Once I dug into it, this turned out to be a change introduced (or
activated) in ZFS filesystem version 2, which is described in 'zfs
upgrade -v
' as 'enhanced directory entries'. As an actual change
in (Open)Solaris, it dates from mid 2007, although I'm not sure
what Solaris release it made it into. The upshot is that if you
made your ZFS filesystem any time in the last decade, you'll have
this file type information in your directories.
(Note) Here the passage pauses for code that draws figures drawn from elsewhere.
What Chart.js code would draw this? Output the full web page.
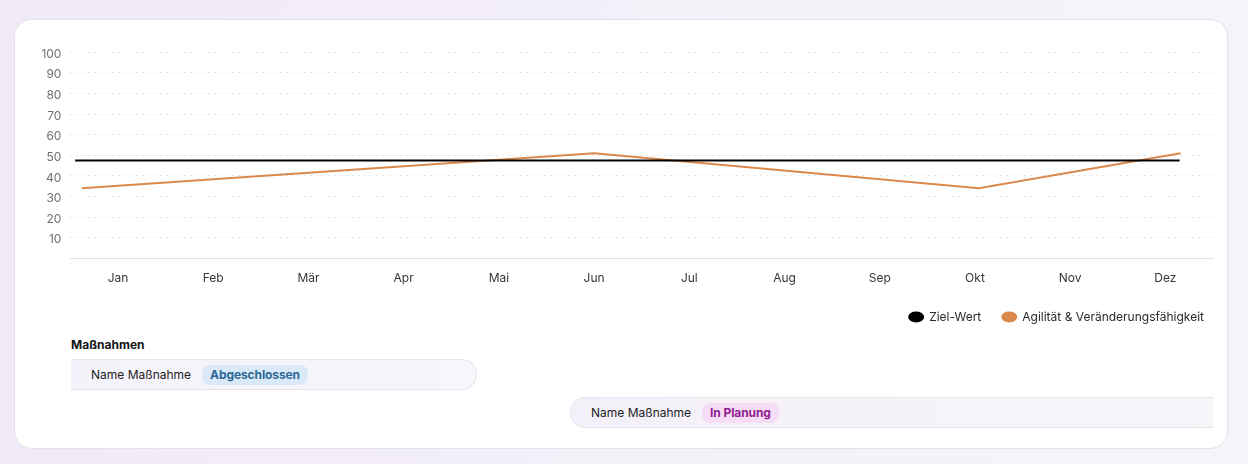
<!DOCTYPE html>
<html lang="de">
<head>
<meta charset="utf-8">
<script src="https://cdn.jsdelivr.net/npm/chart.js@4/dist/chart.umd.min.js"></script>
<style>
  html, body { margin:0; padding:0; }
  body {
    width:1248px; height:464px; overflow:hidden; position:relative;
    font-family: Inter, "Noto Sans", sans-serif;
    background: linear-gradient(100deg, #f0e9f8 0%, #f4f1f9 55%, #f6f4f9 100%);
  }
  .card {
    position:absolute; left:14px; top:19px; width:1212px; height:428px;
    background:#fff; border:1px solid #e3e1e9; border-radius:18px;
  }
  #wrap { position:absolute; left:20px; top:36px; width:1205px; height:297px; }
  .title { position:absolute; left:71px; top:337px; font-size:12px; font-weight:700; color:#15151a; }
  .row {
    position:absolute; height:31px; box-sizing:border-box;
    border:1px solid #e6e4ec; display:flex; align-items:center;
    background: linear-gradient(90deg, #f4f2fa 0%, #f7f6fb 100%);
    font-size:12px; color:#1e1e24;
  }
  .row .name { margin-left:20px; margin-right:11px; }
  .badge { font-weight:700; font-size:12px; padding:3px 8px; border-radius:8px; line-height:14px; letter-spacing:-0.1px; }
  .done { background:#d9e9f7; color:#2d6796; }
  .plan { background:#f6dcf4; color:#8c1d8f; }
</style>
</head>
<body>
<div class="card"></div>
<div id="wrap"><canvas id="chart"></canvas></div>

<div class="title">Maßnahmen</div>
<div class="row" style="left:71px; top:359px; width:406px; border-left:none; border-radius:0 16px 16px 0;">
  <span class="name">Name Maßnahme</span><span class="badge done">Abgeschlossen</span>
</div>
<div class="row" style="left:570px; top:397px; width:643px; border-right:none; border-radius:16px 0 0 16px; background:linear-gradient(90deg,#f4f0f9 0%,#f6f5fa 100%);">
  <span class="name">Name Maßnahme</span><span class="badge plan">In Planung</span>
</div>

<script>
const months = ['Jan','Feb','Mär','Apr','Mai','Jun','Jul','Aug','Sep','Okt','Nov','Dez']

// positions in month units (0 = Jan)
const zielX   = [-0.45, 11.15]
const zielY   = [47.5, 47.5]
const agilX   = [-0.38, 5.0, 9.04, 11.16]
const agilY   = [34, 51, 34, 51]

const yTicks  = [10,20,30,40,50,60,70,80,90,100]

const toPoints = (xs, ys) => xs.map((x, i) => ({ x: x, y: ys[i] }))

Chart.defaults.font.family = 'Inter, "Noto Sans", sans-serif'

const setup = {
      type: 'line',
      data: {
        datasets: [
          {
            label: 'Ziel-Wert',
            data: toPoints(zielX, zielY),
            borderColor: '#000000',
            backgroundColor: '#000000',
            borderWidth: 2,
            pointRadius: 0,
            tension: 0
          },
          {
            label: 'Agilität & Veränderungsfähigkeit',
            data: toPoints(agilX, agilY),
            borderColor: '#db894b',
            backgroundColor: '#db894b',
            borderWidth: 2,
            pointRadius: 0,
            tension: 0
          }
        ]
      },
      options: {
            responsive: true,
            maintainAspectRatio: false,
            animation: false,
            layout: { padding: { top: 14.7 } },
            plugins: {
                  tooltip: { enabled: false },
                  legend: {
                    position: 'bottom',
                    align: 'end',
                    labels: {
                      usePointStyle: true,
                      pointStyle: 'circle',
                      pointStyleWidth: 14,
                      boxHeight: 6.4,
                      padding: 21,
                      color: '#2a2a30',
                      font: { size: 12 }
                    }
                  }
            },
            scales: {
                  x: {
                    type: 'linear', display: false, min: -0.5, max: 11.5
                  },
                  months: {
                    type: 'category', position: 'bottom', labels: months, offset: true,
                    grid: { display: false, drawTicks: false },
                    border: { display: true, color: '#e2e2e6', width: 1 },
                    ticks: { color: '#35353a', font: { size: 12 }, padding: 13, maxRotation: 0 },
                    afterFit: (s) => { s.height = 31.5 }
                  },
                  y: {
                    min: 0, max: 100,
                    afterBuildTicks: (s) => { s.ticks = yTicks.map(v => ({ value: v })) },
                    grid: { color: '#e4e4e8', borderDash: [2, 4], drawTicks: false, lineWidth: 1 },
                    border: { display: false, dash: [2, 4] },
                    ticks: { color: '#707075', font: { size: 12 }, padding: 9, labelOffset: 2 },
                    afterFit: (s) => { s.width = 50.4 }
                  },
                  pad: {
                    position: 'right', display: true,
                    grid: { display: false }, border: { display: false },
                    ticks: { display: false },
                    afterFit: (s) => { s.width = 12 }
                  }
            }
      }
}

new Chart(document.getElementById('chart'), setup)
</script>
</body>
</html>
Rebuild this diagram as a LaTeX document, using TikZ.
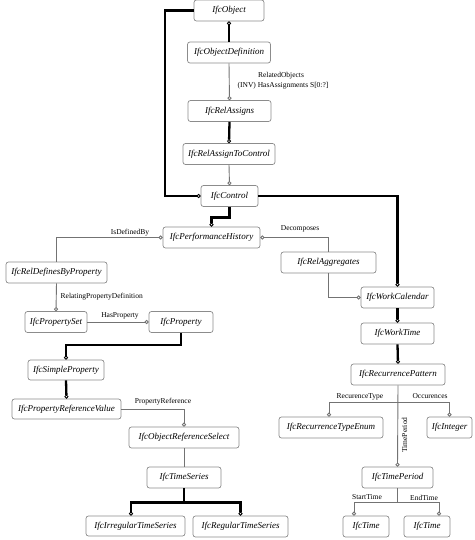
\documentclass[tikz,border=0pt]{standalone}
\usepackage{fontspec}
\setmainfont{Liberation Serif}
\usetikzlibrary{arrows.meta}
\begin{document}
\begin{tikzpicture}[x=1pt,y=-1pt,
  ent/.style={draw=black!45, line width=0.7pt, rounded corners=2.5pt, fill=white,
    inner sep=0pt, minimum height=21pt, font=\fontsize{9}{10}\selectfont\itshape},
  thin/.style={draw=black!55, line width=0.9pt},
  thick/.style={draw=black, line width=2.3pt},
  circ/.style={-{Circle[length=4pt,width=4pt,line width=0.8pt,fill=white]}},
  circs/.style={{Circle[length=4pt,width=4pt,line width=0.8pt,fill=white]}-},
  lab/.style={font=\fontsize{7.5}{8}\selectfont, inner sep=0.5pt}]
\useasboundingbox (0,0) rectangle (474,540);
% nodes
\node[ent, minimum width=70pt] (obj) at (229,10.5) {IfcObject};
\node[ent, minimum width=83pt] (objdef) at (229,52.5) {IfcObjectDefinition};
\node[ent, minimum width=83pt] (relassigns) at (229.5,111) {IfcRelAssigns};
\node[ent, minimum width=92pt] (relctrl) at (229,154) {IfcRelAssignToControl};
\node[ent, minimum width=57pt] (control) at (229.5,196) {IfcControl};
\node[ent, minimum width=97pt] (perfhist) at (211.5,237.5) {IfcPerformanceHistory};
\node[ent, minimum width=101pt] (reldefprop) at (56.5,272.5) {IfcRelDefinesByProperty};
\node[ent, minimum width=62pt] (propset) at (56,322) {IfcPropertySet};
\node[ent, minimum width=64pt] (prop) at (181,322) {IfcProperty};
\node[ent, minimum width=76pt, minimum height=20pt] (simpleprop) at (66,370) {IfcSimpleProperty};
\node[ent, minimum width=109pt, minimum height=20pt] (proprefval) at (66.5,409) {IfcPropertyReferenceValue};
\node[ent, minimum width=110pt] (objrefsel) at (184,437.5) {IfcObjectReferenceSelect};
\node[ent, minimum width=74pt] (timeseries) at (184,477.5) {IfcTimeSeries};
\node[ent, minimum width=99pt, minimum height=20pt] (irreg) at (135.5,526) {IfcIrregularTimeSeries};
\node[ent, minimum width=95pt] (reg) at (240.5,526.5) {IfcRegularTimeSeries};
\node[ent, minimum width=95pt] (relagg) at (328.5,262.5) {IfcRelAggregates};
\node[ent, minimum width=73pt] (workcal) at (397.5,297.5) {IfcWorkCalendar};
\node[ent, minimum width=73pt] (worktime) at (397.5,333.5) {IfcWorkTime};
\node[ent, minimum width=94pt] (recpat) at (398,374.5) {IfcRecurrencePattern};
\node[ent, minimum width=104pt] (rectype) at (331,427.5) {IfcRecurrenceTypeEnum};
\node[ent, minimum width=45pt] (integer) at (449.5,427.5) {IfcInteger};
\node[ent, minimum width=71pt] (timeperiod) at (397.5,477.5) {IfcTimePeriod};
\node[ent, minimum width=46pt] (time1) at (366,526.5) {IfcTime};
\node[ent, minimum width=46pt] (time2) at (427,526.5) {IfcTime};
% helper coordinates
\coordinate (cA) at (165,196);
\coordinate (cR) at (398,402);
% connectors
\draw[thick, circ] (objdef.north) -- (obj.south);
\draw[thin, circ] (objdef.south) -- (relassigns.north);
\draw[thick, circ] (relassigns.south) -- (relctrl.north);
\draw[thin, circ] (relctrl.south) -- (control.north);
\draw[thick, circ] (obj.west) -| (cA) -- (control.west);
\draw[thick, circ] (control.south) -- ++(0,10.5) -| (perfhist.north);
\draw[thick, circ] (control.east) -| (workcal.north);
\draw[thin, circs] (perfhist.west) -| (reldefprop.north);
\draw[thin, circs] (perfhist.east) -| (relagg.north);
\draw[thin, circ] (relagg.south) |- (workcal.west);
\draw[thick, circ] (workcal.south) -- (worktime.north);
\draw[thick, circ] (worktime.south) -- (recpat.north);
\draw[thin, circ] (reldefprop.south) -- (propset.north);
\draw[thin, circ] (propset.east) -- (prop.west);
\draw[thick, circ] (prop.south) -- ++(0,12) -| (simpleprop.north);
\draw[thick, circ] (simpleprop.south) -- (proprefval.north);
\draw[thin, circ] (proprefval.east) -| (objrefsel.north);
\draw[thin] (objrefsel.south) -- (timeseries.north);
\draw[thick, circ] (timeseries.south) -- ++(0,14) -| ([xshift=-4.5pt]irreg.north);
\draw[thick, circ] (timeseries.south) -- ++(0,14) -| (reg.north);
\draw[thin, circ] (recpat.south) -- (timeperiod.north);
\draw[thin, circ] (cR) -| ([xshift=-2pt]rectype.north);
\draw[thin, circ] (cR) -| (integer.north);
\draw[thin, circ] (timeperiod.south) -- ++(0,14.5) -| ([xshift=-12pt]time1.north);
\draw[thin, circ] (timeperiod.south) -- ++(0,14.5) -| ([xshift=12pt]time2.north);
% labels
\node[lab] (l1) at (281,76) {RelatedObjects};
\node[lab] (l2) at (283,86) {(INV) HasAssignments S[0:?]};
\node[lab] (l3) at (130,233) {IsDefinedBy};
\node[lab] (l4) at (300,229) {Decomposes};
\node[lab, anchor=west] (l5) at (60,297) {RelatingPropertyDefinition};
\node[lab] (l6) at (120,316) {HasProperty};
\node[lab] (l7) at (163,402) {PropertyReference};
\node[lab] (l8) at (360,396.5) {RecurenceType};
\node[lab] (l9) at (430,396.5) {Occurences};
\node[lab, rotate=90] (l10) at (404.5,435) {TimePeriod};
\node[lab] (l11) at (367,497.5) {StartTime};
\node[lab] (l12) at (424,497.5) {EndTime};
\end{tikzpicture}
\end{document}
How ZFS stores this file type information is interesting and clever,
especially when it comes to backwards compatibility. I'll start by
quoting the comment from zfs_znode.h
:
/* * The directory entry has the type (currently unused on * Solaris) in the top 4 bits, and the object number in * the low 48 bits. The "middle" 12 bits are unused. */
In yesterday's entry I said that Unix directory entries need to store at least the filename and the inode number of the file. What ZFS is doing here is reusing the 64 bit field used for the 'inode' (the ZFS dnode number) to also store the file type, because it knows that object numbers have only a limited range. This also makes old directory entries compatible, by making type 0 (all 4 bits 0) mean 'not specified'. Since old directory entries only stored the object number and the object number is 48 bits or less, the higher bits are guaranteed to be all zero.
(It seems common to define DT_UNKNOWN
to be 0; both FreeBSD
and Linux do it.)
The reason this needed a new ZFS filesystem version is now clear. If you tried to read directory entries with file type information on a version of ZFS that didn't know about them, the old version would likely see crazy (and non-existent) object numbers and nothing would work. In order to even read a 'file type in directory entries' filesystem, you need to know to only look at the low 48 bits of the object number field in directory entries.
(As before, I consider this a neat hack that cleverly uses some properties of ZFS and the filesystem to its advantage.)